I think I've got me a case of the sads.
Or a mild case of the mehs, I don't know. The end of Daylight Savings Time, sure. It's stupid how every year we all turn to each other at 4pm and say it feels like it should be 8! When duh, it happens every year, how are we still surprised? But yeah. It feels like it should be 8.
On the bus home tonight I read the news. Something about how the cost of climate change is expected to be enormous and then that bit about Penn State. Fuck--what is wrong with people? With all of us? It makes me want to spend an hour plucking my eyebrows in a magnifying mirror. (Which is what I did just now before starting this post so if you see me tomorrow don't look too closely at the outside of my left eyebrow because it's kinda' not there anymore.) (Oh, also?
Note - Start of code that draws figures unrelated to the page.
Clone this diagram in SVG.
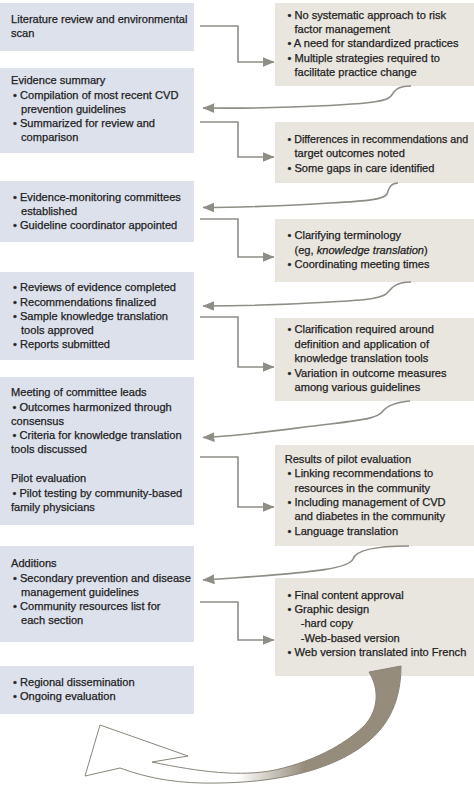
<svg xmlns="http://www.w3.org/2000/svg" width="474" height="788" viewBox="0 0 474 788">
<style>
.lb{fill:#dde1ec}
.rb{fill:#e9e6df}
text{font-family:"Liberation Sans",Arial,sans-serif;font-size:11.1px;fill:#222;stroke:#222;stroke-width:0.25}
.c{fill:none;stroke:#8e8d86;stroke-width:1.6}
</style>
<defs>
<marker id="ah" markerUnits="userSpaceOnUse" markerWidth="12" markerHeight="10" viewBox="0 0 11 9" refX="10.5" refY="4.5" orient="auto">
<path d="M0,0 L11,4.5 L0,9 z" fill="#8e8d86"/>
</marker>
<linearGradient id="gr" gradientUnits="userSpaceOnUse" x1="238" y1="0" x2="305" y2="0">
<stop offset="0" stop-color="#ffffff"/>
<stop offset="1" stop-color="#958c7b"/>
</linearGradient>
</defs>
<rect width="474" height="788" fill="#fff"/>

<g id="L1"><rect class="lb" x="0" y="3" width="194" height="48"/>
<text x="11" y="23">Literature review and environmental</text>
<text x="11" y="37">scan</text></g>

<g id="L2"><rect class="lb" x="0" y="68" width="194" height="85"/>
<text x="11" y="84">Evidence summary</text>
<text x="13" y="98.5">• Compilation of most recent CVD</text>
<text x="21" y="112.8">prevention guidelines</text>
<text x="13" y="127">• Summarized for review and</text>
<text x="21" y="141.3">comparison</text></g>

<g id="L3"><rect class="lb" x="0" y="181" width="194" height="61"/>
<text x="13" y="201">• Evidence-monitoring committees</text>
<text x="21" y="215">established</text>
<text x="13" y="229">• Guideline coordinator appointed</text></g>

<g id="L4"><rect class="lb" x="0" y="272" width="194" height="88"/>
<text x="13" y="291">• Reviews of evidence completed</text>
<text x="13" y="305.5">• Recommendations finalized</text>
<text x="13" y="320">• Sample knowledge translation</text>
<text x="21" y="334">tools approved</text>
<text x="13" y="348">• Reports submitted</text></g>

<g id="L5"><rect class="lb" x="0" y="377" width="194" height="148"/>
<text x="11" y="396">Meeting of committee leads</text>
<text x="12.5" y="410.5">• Outcomes harmonized through</text>
<text x="11" y="425">consensus</text>
<text x="12.5" y="439">• Criteria for knowledge translation</text>
<text x="11" y="453">tools discussed</text>
<text x="11" y="482">Pilot evaluation</text>
<text x="12.5" y="497">• Pilot testing by community-based</text>
<text x="11" y="511">family physicians</text></g>

<g id="L6"><rect class="lb" x="0" y="546" width="194" height="96"/>
<text x="11" y="567">Additions</text>
<text x="13" y="581.5">• Secondary prevention and disease</text>
<text x="21" y="595.7">management guidelines</text>
<text x="13" y="610">• Community resources list for</text>
<text x="21" y="624">each section</text></g>

<g id="L7"><rect class="lb" x="0" y="666" width="194" height="48"/>
<text x="13" y="685.7">• Regional dissemination</text>
<text x="13" y="700">• Ongoing evaluation</text></g>

<g id="R1"><rect class="rb" x="275" y="3" width="199" height="83"/>
<text x="287.5" y="18.5">• No systematic approach to risk</text>
<text x="294.5" y="33">factor management</text>
<text x="287.5" y="47">• A need for standardized practices</text>
<text x="287.5" y="61.5">• Multiple strategies required to</text>
<text x="294.5" y="76">facilitate practice change</text></g>

<g id="R2"><rect class="rb" x="275" y="122" width="199" height="61"/>
<text x="287.5" y="142.5" style="font-size:10.7px">• Differences in recommendations and</text>
<text x="294.5" y="157">target outcomes noted</text>
<text x="287.5" y="171.5">• Some gaps in care identified</text></g>

<g id="R3"><rect class="rb" x="275" y="219" width="199" height="63"/>
<text x="287.5" y="239.3">• Clarifying terminology</text>
<text x="294.5" y="253.5">(eg, <tspan font-style="italic">knowledge translation</tspan>)</text>
<text x="287.5" y="267.7">• Coordinating meeting times</text></g>

<g id="R4"><rect class="rb" x="275" y="318" width="199" height="83"/>
<text x="287.5" y="333.3">• Clarification required around</text>
<text x="294.5" y="347.7">definition and application of</text>
<text x="294.5" y="362.2">knowledge translation tools</text>
<text x="287.5" y="376.7">• Variation in outcome measures</text>
<text x="294.5" y="391">among various guidelines</text></g>

<g id="R5"><rect class="rb" x="275" y="445" width="199" height="101"/>
<text x="284.7" y="462.7">Results of pilot evaluation</text>
<text x="287.5" y="477.3">• Linking recommendations to</text>
<text x="294.5" y="491.7">resources in the community</text>
<text x="287.5" y="506">• Including management of CVD</text>
<text x="294.5" y="520.3">and diabetes in the community</text>
<text x="287.5" y="535">• Language translation</text></g>

<g id="R6"><rect class="rb" x="275" y="578" width="199" height="98"/>
<text x="287.5" y="599">• Final content approval</text>
<text x="287.5" y="613.3">• Graphic design</text>
<text x="300.7" y="627.4">-hard copy</text>
<text x="300.7" y="641.7">-Web-based version</text>
<text x="287.5" y="655.7">• Web version translated into French</text></g>

<g id="connectors">
<path class="c" d="M200,26 H238 V62 H274" marker-end="url(#ah)"/>
<path class="c" d="M200,122 H238 V157 H274" marker-end="url(#ah)"/>
<path class="c" d="M200,219 H238 V257 H274" marker-end="url(#ah)"/>
<path class="c" d="M200,317 H238 V367 H274" marker-end="url(#ah)"/>
<path class="c" d="M200,457 H238 V507 H274" marker-end="url(#ah)"/>
<path class="c" d="M200,602 H238 V640 H274" marker-end="url(#ah)"/>

<path class="c" d="M411,86 C397,86 394,91 391,96 C388,101 372,103 330,105.5 C280,108 240,108.5 203,108" marker-end="url(#ah)"/>
<path class="c" d="M398,183 C390,183 389,189 387,194 C384,199 370,201 330,203 C280,206 240,207.5 203,207.5" marker-end="url(#ah)"/>
<path class="c" d="M411,282 C397,282 392,287 388,292 C384,298 370,300 330,302 C280,305 240,306 203,306" marker-end="url(#ah)"/>
<path class="c" d="M410,401 C398,402 388,405 383,411 C378,417 372,419 330,424 C280,430 240,436 203,437.5" marker-end="url(#ah)"/>
<path class="c" d="M409,546 C375,546 356,550 353,559 C349,568 320,572 234,578 L203,580" marker-end="url(#ah)"/>

<path id="bigArrow" d="M369,672 L401,666 C401,690 395,712 380,730 C350,765 290,782 220,783 C180,784 150,779 120,768 L85,776 L100,725 L188,756 L152,762 C200,772 240,777 275,770 C320,760 350,740 365,725 C378,710 380,690 369,672 Z" fill="url(#gr)" stroke="#8a857a" stroke-width="1"/>
</g>
</svg>
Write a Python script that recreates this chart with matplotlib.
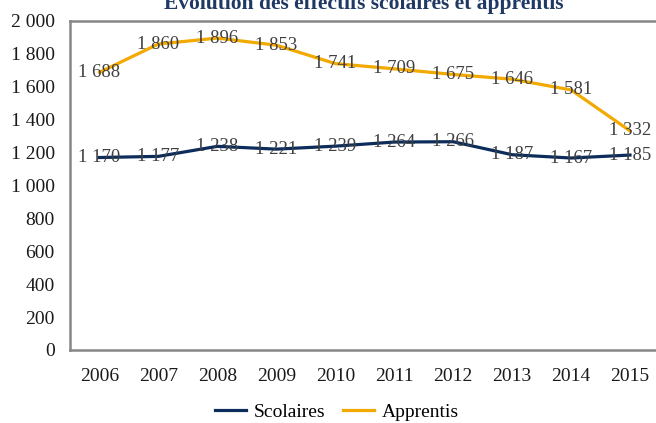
import matplotlib
matplotlib.use("Agg")
import matplotlib.pyplot as plt

years = ['2006', '2007', '2008', '2009', '2010', '2011', '2012', '2013', '2014', '2015']
scolaires = [1170, 1177, 1238, 1221, 1239, 1264, 1266, 1187, 1167, 1185]
apprentis = [1688, 1860, 1896, 1853, 1741, 1709, 1675, 1646, 1581, 1332]
yticks = [0, 200, 400, 600, 800, 1000, 1200, 1400, 1600, 1800, 2000]

navy = '#0c2d5c'
orange = '#f2a900'
grey = '#404040'

plt.rcParams['font.family'] = ['Liberation Serif', 'DejaVu Serif']

def fmt(v):
    return '{:,}'.format(v).replace(',', ' ')

fig = plt.figure(figsize=(6.56, 4.23), dpi=100)
ax = fig.add_axes([0.1067, 0.1726, 0.8986, 0.7778])

x = list(range(len(years)))
ax.plot(x, scolaires, color=navy, lw=2.3, label='Scolaires')
ax.plot(x, apprentis, color=orange, lw=2.3, label='Apprentis')

for xi, v in zip(x, scolaires):
    ax.text(xi, v, fmt(v), ha='center', va='center', fontsize=13.5, color=grey)
for xi, v in zip(x, apprentis):
    ax.text(xi, v, fmt(v), ha='center', va='center', fontsize=13.5, color=grey)

ax.set_xlim(-0.5, 9.5)
ax.set_ylim(0, 2000)
ax.set_xticks(x)
ax.set_xticklabels(years)
ax.set_yticks(yticks)
ax.set_yticklabels([fmt(v) for v in yticks])
ax.tick_params(axis='x', length=0, pad=13, labelsize=14, colors='#1a1a1a')
ax.tick_params(axis='y', length=0, pad=11, labelsize=14, colors='#1a1a1a')

for side in ['left', 'bottom', 'top']:
    ax.spines[side].set_color('#868686')
    ax.spines[side].set_linewidth(1.8)
ax.spines['right'].set_visible(False)

fig.text(0.555, 0.995, 'Évolution des effectifs scolaires et apprentis',
         ha='center', va='center', fontsize=15.5, fontweight='bold', color='#1f3864')

fig.legend(loc='center', bbox_to_anchor=(0.513, 0.026), ncol=2, frameon=False,
           fontsize=14, handlelength=1.6, columnspacing=0.9, handletextpad=0.4)

fig.savefig('out.png', dpi=100)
I have always wanted to be able to raise one eyebrow in bemused skepticism, but when I try it just looks like I'm trying to hide the fact that I farted while having a stroke, and now I certainly can't raise one eyebrow seeing as how one is a shadow of its former self.)
Or it could just be the Mulling Spices I bought this weekend at Trader Joe's. How I have ruined one pot simmering them to make my home smell safe and warm and right. How I think that if I pay my bills and balance my checkbook that everything will be ok, the world tepid, ten year old boys untouched. How I tell myself that at least it is 8 o'clock twice a day, I mean that's good, right? So I put on my chenille sleep socks and pad around the house softly once everyone is in bed, putting things away where they belong, smelling of orange peels, allspice and cloves.